As a film by itself, Watchmen also has some problems. It relies far too heavily on pop music montages, but ironically it fails to really use its 80s setting. There is, for example, no real call to use Sound of Silence over Comedian's funeral. The song adds nothing to the scene, which would have been far more stark without music at all. In fact, I can't help feeling like most of the music in the film was picked for its catchy chorus rather than for its actual content, or even for a match between the music's rhythm and pace and the pace of the editing in a given scene. On the flip side of the same problem, the music in the film is all over the place, historically, even though the film is set in the 80s. If you're going to set a film in a time that had such a recognisable musical style, and a lot of realy good music (if you sift through the shit), why not use that music, and use it well?

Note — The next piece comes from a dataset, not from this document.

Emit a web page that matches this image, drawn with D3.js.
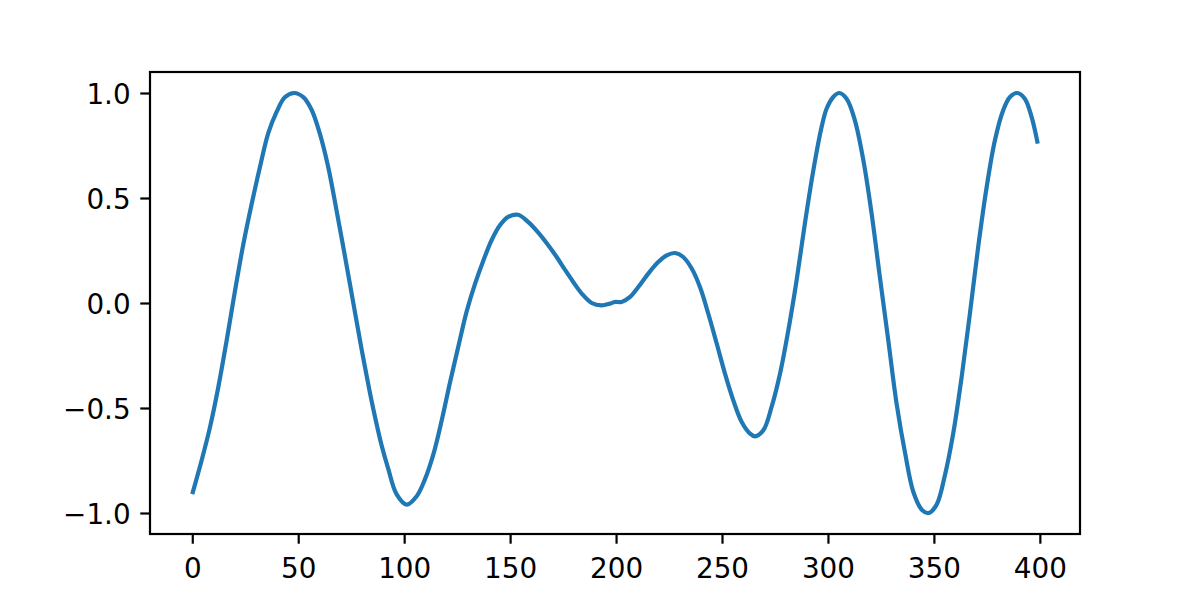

There is one example of what I'm talking about that should have carried through the whole film. While Ozymandias dresses down a room full of America's most powerful industrialists, the speakers in his office very quietly play "Everybody Wants to Rule the World" by Tears for Fears. It's the perfect, historically located, compliment to that scene, especially since it ends with Ozy conveniently using his corporate competition as a human shield against an assassin that he hired! If only the film had actually taken advantage of more 80s music for similar effects, instead of reaching back to the 70s or 60s, like "All Along the Watchtower," or wasting songs on transitions between scenes, like "99 Lufballons," which is after all and anti-war song. Someone else had to point out that "Watchtower" is quoted in the book when Dan and Rorschach arrive at Ozy's antarctic station, "two riders were approaching/ a wild cat did growl," but that doesn't mean that Snyder had to use it for the film! He should have made choices that made sense within his film, instead of just using songs with cool guitar riffs. I see a great opportunity to meld cinema, historical fiction, and music wasted in this movie. Sad, really.
Finally, and I think most damningly, the film has no room to breath. The pacing is awful. It's been cut so close to the bone that we get all the plot details about these characters that we're supposed to have, but without much by way of caring about them. Yes, we get Dan and Laurie's love story, but it's so sandwiched in that it doesn't seem to be a triumph of love over circumstance (and a story of nerdy Dan getting the girl of his dreams), but instead something vaguely predictable. I would happily trade a minute or two of Dan/Laurie thrusting for that dialogue about fetishing their costumes. Same for Rorschach and Manhattan. Although we have Rorschach's flashback to the dogs, we don't get the full picture of how he slowly degenerated from "Walter" into "Rorchach." We have Jon's memories on Mars, which are mostly held together by Crudup's haunting voice-overs, but without seeing him transition from full-on superhero costume to buck nekkid, and losing half of the back-and-forth play that makes that issue of the series really work, we don't end up thinking much of his decision to save humanity. Again, it seems like that was going to happen anyway. There is no great risk.
That pacing problem pertains to individual scenes, as well. With a plot that has this many deliberate twists and reveals, you need to understand both the pretence (the false story) and the true solution, but the film steps on all the reveals, to the point where they make no sense or just feel like no big deal. Oh, Ozy contrived the whole plan? Well, he doesn't seem too excited about it, so why should I care? The film's pacing as a whole is problem in the editing room, but the manner in which the dialogue is just tossed away is a directing problem on-set. Snyder clearly doesn't know how to work with people, to get performances out of actors who seem like they'd otherwise be up to the task. He's cast most of them of their match to Gibbons' art, and subsequently had them costumed and made-up to look identical to the book, but there's nothing going on under that polished surface. This machine has no heart.
I think that's part of why the Dan/Laurie love scene can, ironically, get away with being so raunchy. Thrusting pelvises and full-body shots are usually reserved for NC-17 or even X-rated films, but this one is so lacking in emotion, in presence, that it's a bit like watching cartoons do it. I will say this, though, at least this sex scene actually shows a man enjoying himself! Most of the time, usually, men are off-screen and the camera slavishly focuses on the woman, flailing and screaming and (seemingly) having penetrative orgasms the entire time. Male pleasure is cut out of the scene, almost literally, because sexual pleasure makes people look vulnerable, and Heaven forbid that an action star should ever be vulnerable.
When I walked out of Watchmen, I thought it wasn't too bad, that a lot of it had worked, and a lot of it does work (Can I gush about the opening title sequence? No need. Everybody has. It's brilliant!), but the bits that work barely connect to one another. It's not a movie, really, but instead a whole lot of individual recreations of the comic book, some of which stand on their own to feet, most of which do not. Sad, really, I don't think we'll ever have an Alan Moore comic book turned into a movie that doesn't inevitably pale by comparison. Maybe we could all just go around and read/view his comics instead? How would that be?